2.12 It seems clear to me that this potential for disruption involves some form of cost, which is evidently not to be borne by the Crown or government, but ought to carry some weight in balancing the utility of the proposed information matching programmes.

2.13 I am concerned that individual Privacy Act entitlements are not inadvertently ousted by the “no Crown liability” provision and make a recommendation to that effect below.

C. Proposed Courts/Immigration Information Matching Programme

2.14 The new ss.141AC to 141AE of the Immigration Act 1987 similarly set out the purpose of the programme, establish that Courts may pass to the Department of Labour (i.e. Immigration) “any identifying information” about “a person who is in serious default”, allow specifically for the matching by Immigration of that information with “any information held by Immigration that relates to that person”, and itemise that resulting match information which Immigration may pass to “an authorised officer”. Here, an “authorised officer” is someone duly authorised for that function by the Department for Courts.

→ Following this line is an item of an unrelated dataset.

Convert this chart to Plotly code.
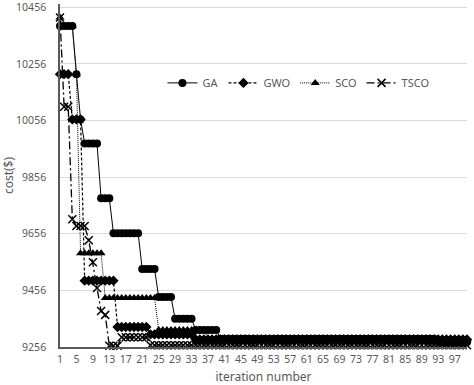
import plotly.graph_objects as go

iterations = list(range(1, 101))

ga = [10390, 10390, 10390, 10390, 10220, 10060, 9975, 9975, 9975, 9975,
      9781, 9781, 9781, 9658, 9658, 9658, 9658, 9658, 9658, 9658,
      9531, 9531, 9531, 9531, 9432, 9432, 9432, 9432, 9355, 9355,
      9355, 9355, 9355, 9316, 9316, 9316, 9316, 9316, 9316, 9285,
      9285, 9285, 9285, 9285, 9285, 9285, 9285, 9285, 9285, 9285,
      9285, 9285, 9285, 9285, 9285, 9285, 9285, 9285, 9285, 9285,
      9285, 9285, 9285, 9285, 9285, 9285, 9285, 9285, 9285, 9285,
      9285, 9285, 9285, 9285, 9285, 9285, 9285, 9285, 9285, 9285,
      9285, 9285, 9285, 9285, 9285, 9285, 9285, 9285, 9285, 9285,
      9285, 9285, 9272, 9272, 9272, 9272, 9272, 9272, 9272, 9272]

gwo = [10220, 10220, 10220, 10060, 10060, 10060, 9490, 9490, 9490, 9490,
       9490, 9490, 9490, 9490, 9326, 9326, 9326, 9326, 9326, 9326,
       9326, 9326, 9300, 9300, 9300, 9300, 9300, 9300, 9300, 9300,
       9300, 9300, 9300, 9282, 9282, 9282, 9282, 9282, 9282, 9282,
       9282, 9282, 9282, 9282, 9282, 9282, 9282, 9282, 9282, 9282,
       9282, 9282, 9282, 9282, 9282, 9282, 9282, 9282, 9282, 9282,
       9282, 9282, 9282, 9282, 9282, 9282, 9282, 9282, 9282, 9282,
       9282, 9282, 9282, 9282, 9282, 9282, 9282, 9282, 9282, 9282,
       9282, 9282, 9282, 9282, 9282, 9282, 9282, 9282, 9282, 9282,
       9282, 9282, 9282, 9282, 9282, 9282, 9282, 9282, 9282, 9282]

sco = [10420, 10390, 10390, 10390, 10220, 9587, 9587, 9587, 9587, 9587,
       9587, 9429, 9429, 9429, 9429, 9429, 9429, 9429, 9429, 9429,
       9429, 9429, 9429, 9429, 9316, 9316, 9316, 9316, 9316, 9316,
       9316, 9316, 9316, 9316, 9316, 9316, 9285, 9285, 9285, 9285,
       9285, 9285, 9285, 9285, 9285, 9285, 9285, 9285, 9285, 9285,
       9285, 9285, 9285, 9285, 9285, 9285, 9285, 9285, 9285, 9285,
       9285, 9285, 9285, 9285, 9285, 9285, 9285, 9285, 9285, 9285,
       9285, 9285, 9285, 9285, 9285, 9285, 9285, 9285, 9285, 9285,
       9285, 9285, 9285, 9285, 9285, 9285, 9285, 9285, 9285, 9285,
       9285, 9285, 9285, 9285, 9285, 9285, 9285, 9285, 9285, 9285]

tsco = [10420, 10105, 10105, 9707, 9683, 9683, 9683, 9633, 9555, 9464,
        9383, 9369, 9260, 9260, 9260, 9290, 9290, 9290, 9290, 9290,
        9290, 9290, 9262, 9262, 9262, 9262, 9262, 9262, 9262, 9262,
        9262, 9262, 9262, 9262, 9262, 9262, 9262, 9262, 9262, 9262,
        9262, 9262, 9262, 9262, 9262, 9262, 9262, 9262, 9262, 9262,
        9262, 9262, 9262, 9262, 9262, 9262, 9262, 9262, 9262, 9262,
        9262, 9262, 9262, 9262, 9262, 9262, 9262, 9262, 9262, 9262,
        9262, 9262, 9262, 9262, 9262, 9262, 9262, 9262, 9262, 9262,
        9262, 9262, 9262, 9262, 9262, 9262, 9262, 9262, 9262, 9262,
        9262, 9262, 9262, 9262, 9262, 9262, 9262, 9262, 9262, 9262]

x_ticks = list(range(1, 101, 4))
y_ticks = [9256, 9456, 9656, 9856, 10056, 10256, 10456]

FONT = "Noto Sans"
GREY = "#595959"

fig = go.Figure()
fig.add_trace(go.Scatter(x=iterations, y=ga, name="GA", mode="lines+markers",
                         line=dict(color="black", width=1, dash="solid"),
                         marker=dict(symbol="circle", size=8, color="black"),
                         cliponaxis=False))
fig.add_trace(go.Scatter(x=iterations, y=gwo, name="GWO", mode="lines+markers",
                         line=dict(color="black", width=1.2, dash="3px,2px"),
                         marker=dict(symbol="diamond", size=8, color="black"),
                         cliponaxis=False))
fig.add_trace(go.Scatter(x=iterations, y=sco, name="SCO", mode="lines+markers",
                         line=dict(color="black", width=1, dash="1px,1px"),
                         marker=dict(symbol="triangle-up", size=8, color="black"),
                         cliponaxis=False))
fig.add_trace(go.Scatter(x=iterations, y=tsco, name="TSCO", mode="lines+markers",
                         line=dict(color="black", width=1.3, dash="8px,3px,2px,3px"),
                         marker=dict(symbol="x-thin", size=8, color="black",
                                     line=dict(color="black", width=1.5)),
                         cliponaxis=False))

fig.update_layout(
    width=474, height=385,
    margin=dict(l=60, r=7, t=4, b=38),
    paper_bgcolor="white", plot_bgcolor="white",
    font=dict(family=FONT, size=11, color=GREY),
    showlegend=True,
    legend=dict(orientation="h", x=0.92, y=0.77, xanchor="right", yanchor="middle",
                font=dict(family=FONT, size=11, color=GREY),
                bgcolor="rgba(0,0,0,0)", itemwidth=30, tracegroupgap=0),
    xaxis=dict(range=[1, 100], tickvals=x_ticks, ticktext=[str(v) for v in x_ticks],
               automargin=False,
               showgrid=False, zeroline=False, showline=True, linecolor=GREY, linewidth=1.5,
               ticks="", ticklabelstandoff=2, ticklabeloverflow="allow",
               tickfont=dict(family=FONT, size=10.5, color=GREY),
               title=dict(text="iteration number", font=dict(family=FONT, size=12, color=GREY),
                          standoff=10)),
    yaxis=dict(range=[9255.5, 10468], tickvals=y_ticks, ticktext=[str(v) for v in y_ticks],
               automargin=False,
               showgrid=True, gridcolor="#d9d9d9", gridwidth=1, zeroline=False,
               showline=True, linecolor=GREY, linewidth=1.5, ticks="",
               ticklabelstandoff=10, ticklabeloverflow="allow",
               tickfont=dict(family=FONT, size=10.5, color=GREY),
               title=dict(text="cost($)", font=dict(family=FONT, size=12, color=GREY),
                          standoff=2)),
)

fig.write_html("out.html")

2.15 Whilst the proposed provisions do allow the information matching programme to be operated in the way and with the scope which was described in the IMPIA, they also allow something wider. In particular, the provisions do not limit the information held by Immigration, which may be matched with that sent from Courts, to that obtained from Arrival/Departure cards. Immigration maintains a very large database covering both citizens and non-citizens, which is updated with any immigration transaction including any entry into or departure from New Zealand. As drafted, this provision allows for a wholesale information matching with Immigration’s records. The proposed legislation, moreover, provides that Immigration may pass to Courts “any aliases known to be used by the person”, and I believe that this information would have to come from Immigration’s database rather than from Arrival/Departure cards. There was no mention of this in the IMPIA given to me.

2.16 Furthermore, the proposed amendments to the Immigration Act 1987 do not limit the cases sent by Courts for matching to those where Courts have already learned of a recent arrival or departure through the Customs silent alert system. Courts would be able to send to Immigration the “identifying information” about any “person who is in serious default” and learn from Immigration the individual’s known aliases, nationality, occupation and expiry date of any permit granted, as well as the address held by Immigration. Again, none of this was canvassed in the IMPIA.

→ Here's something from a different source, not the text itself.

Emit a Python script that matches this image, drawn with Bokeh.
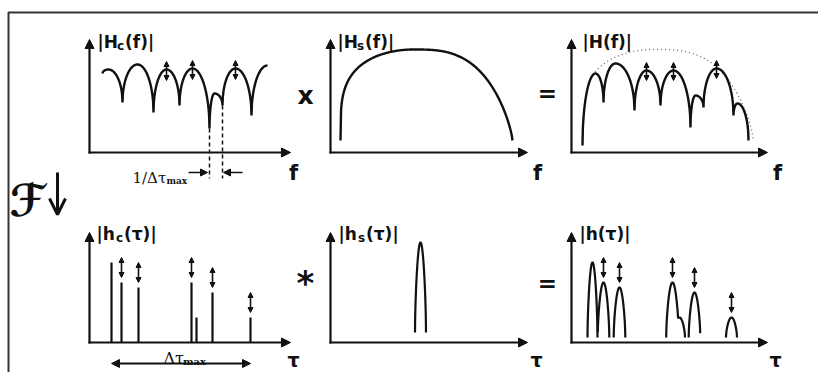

2.17 On the other hand, the IMPIA set out the intention for Courts to collect the passport number and the flight number and date from Customs, before passing that information to Immigration with the request for address information. I was given to understand that the matching in Immigration was to utilise the passport and flight information so as to minimise if not eliminate any possibility of retrieving information about the wrong person. This intention has not been reflected in the terms of the proposed legislation.

2.18 I am not aware that the case has been made out for the broader scope of information matching with Immigration’s database which appears to be allowed by the proposed legislation. I would rather see the legislation narrowed to allow only the information matching activity which I understand to be the present intention and stated need of the Department for Courts, rather than enact statutory provisions which would permit something well beyond that, and for which a case has not been made out.

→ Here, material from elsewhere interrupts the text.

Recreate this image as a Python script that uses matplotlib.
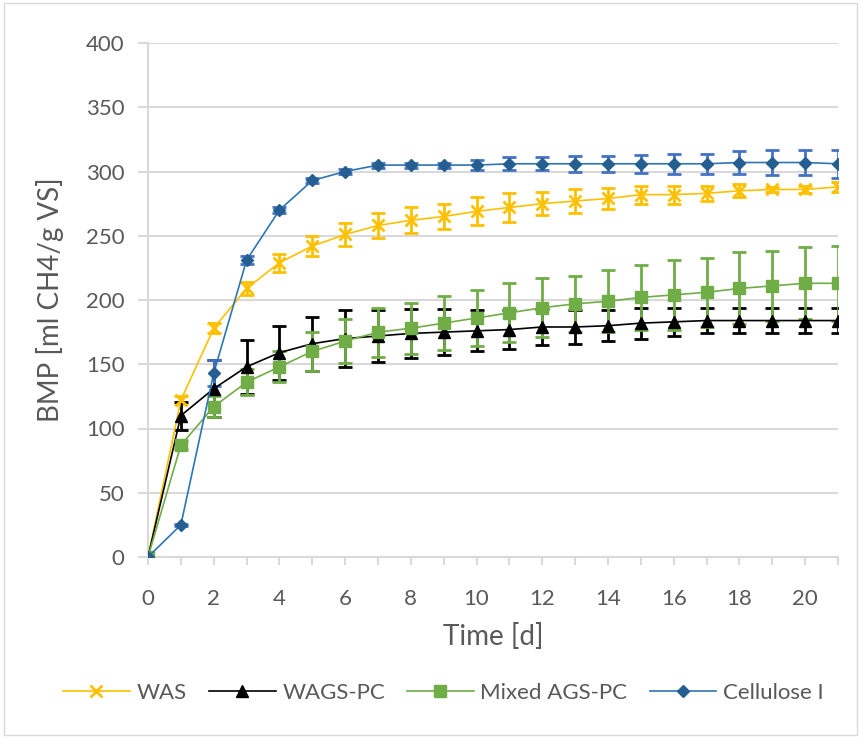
import matplotlib.pyplot as plt
import numpy as np
from matplotlib.patches import Rectangle

# Data
days = list(range(22))

was = [0, 122, 178, 209, 229, 242, 251, 258, 262, 265, 269, 272, 275, 277, 279, 282, 282, 283, 285, 286, 286, 288]
was_err = [0, 3, 4, 5, 7, 8, 9, 10, 10, 10, 11, 11, 9, 9, 8, 7, 7, 6, 5, 2, 3, 4]

wags = [0, 110, 131, 148, 159, 166, 170, 172, 174, 175, 176, 177, 179, 179, 180, 182, 183, 184, 184, 184, 184, 184]
wags_err = [0, 11, 22, 21, 21, 21, 22, 20, 19, 18, 16, 15, 14, 13, 12, 12, 11, 10, 10, 10, 10, 10]

mixed = [0, 87, 117, 136, 148, 160, 168, 175, 178, 182, 186, 190, 194, 197, 199, 202, 204, 206, 209, 211, 213, 213]
mixed_err = [0, 3, 8, 10, 12, 15, 17, 19, 20, 21, 22, 23, 23, 22, 24, 25, 27, 27, 28, 27, 28, 29]

cellulose = [0, 25, 143, 231, 270, 293, 300, 305, 305, 305, 305, 306, 306, 306, 306, 306, 306, 306, 307, 307, 307, 306]
cellulose_err = [0, 1, 10, 3, 2, 2, 2, 2, 2, 2, 4, 5, 5, 6, 6, 7, 8, 8, 9, 10, 10, 11]

labels = ["WAS", "WAGS-PC", "Mixed AGS-PC", "Cellulose I"]

plt.rcParams['font.family'] = ['Lato', 'DejaVu Sans']
text_color = "#595959"

fig = plt.figure(figsize=(8.61, 7.38), dpi=100)
ax = fig.add_axes([148 / 861, 1 - 557 / 738, (838 - 148) / 861, (557 - 43) / 738])

series = [
    (was, was_err, "#FFC000", "#FFC000", "x", 8),
    (wags, wags_err, "black", "black", "^", 8),
    (mixed, mixed_err, "#70AD47", "#70AD47", "s", 8),
    (cellulose, cellulose_err, "#2E75B6", "#4472C4", "D", 6),
]
marker_colors = ["#FFC000", "black", "#70AD47", "#255E91"]

for (vals, err, lc, ec, mk, ms), mc, lab in zip(series, marker_colors, labels):
    ax.errorbar(days, vals, yerr=err, fmt="none", ecolor=ec, elinewidth=2,
                capsize=5, capthick=2, zorder=2)
    ax.plot(days, vals, color=lc, linewidth=1.2, marker=mk, markersize=ms,
            markerfacecolor=mc, markeredgecolor=mc, markeredgewidth=2 if mk == "x" else 1,
            label=lab, zorder=3)

ax.set_xlim(0, 21)
ax.set_ylim(0, 400)
ax.set_xticks(np.arange(0, 21, 2))
ax.set_xticks(np.arange(0, 22, 1), minor=True)
ax.set_yticks(np.arange(0, 401, 50))
ax.grid(axis='y', color="#D9D9D9", linewidth=1.5)
ax.set_axisbelow(True)
for s in ["top", "right"]:
    ax.spines[s].set_visible(False)
ax.spines["left"].set_color("#D9D9D9")
ax.spines["left"].set_linewidth(1.5)
ax.spines["bottom"].set_color("#D9D9D9")
ax.spines["bottom"].set_linewidth(1.5)
ax.tick_params(axis='both', which='both', colors="#D9D9D9", labelcolor=text_color,
               labelsize=16, width=1.5)
ax.tick_params(axis='x', which='both', direction='out', length=6, pad=17)
ax.tick_params(axis='y', length=7, pad=10)

ax.set_xlabel("Time [d]", fontsize=20, color=text_color, labelpad=10)
ax.set_ylabel("BMP [ml CH4/g VS]", fontsize=20, color=text_color, labelpad=16)

fig.legend(loc="center", bbox_to_anchor=(0.515, 1 - 693 / 738), ncol=4, frameon=False,
           fontsize=16, labelcolor=text_color, handlelength=3.0, columnspacing=1.0,
           handletextpad=0.3)

fig.patches.append(Rectangle((4 / 861, 3 / 738), 853 / 861, 732 / 738, transform=fig.transFigure,
                             fill=False, edgecolor="#D9D9D9", linewidth=1))

fig.savefig("out.png", dpi=100)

2.19 Again with this matching programme, there is a statutory protection against Crown liability inserted into s.141AE of the Immigration Act. Given that this information matching programme deals only with the second stage of “silent alerts”, I am unsure how any liability arising out of or in connection with the execution of a warrant to arrest a person in serious default immediately after their arrival in New Zealand or immediately before their departure from New Zealand might ever be found applicable here.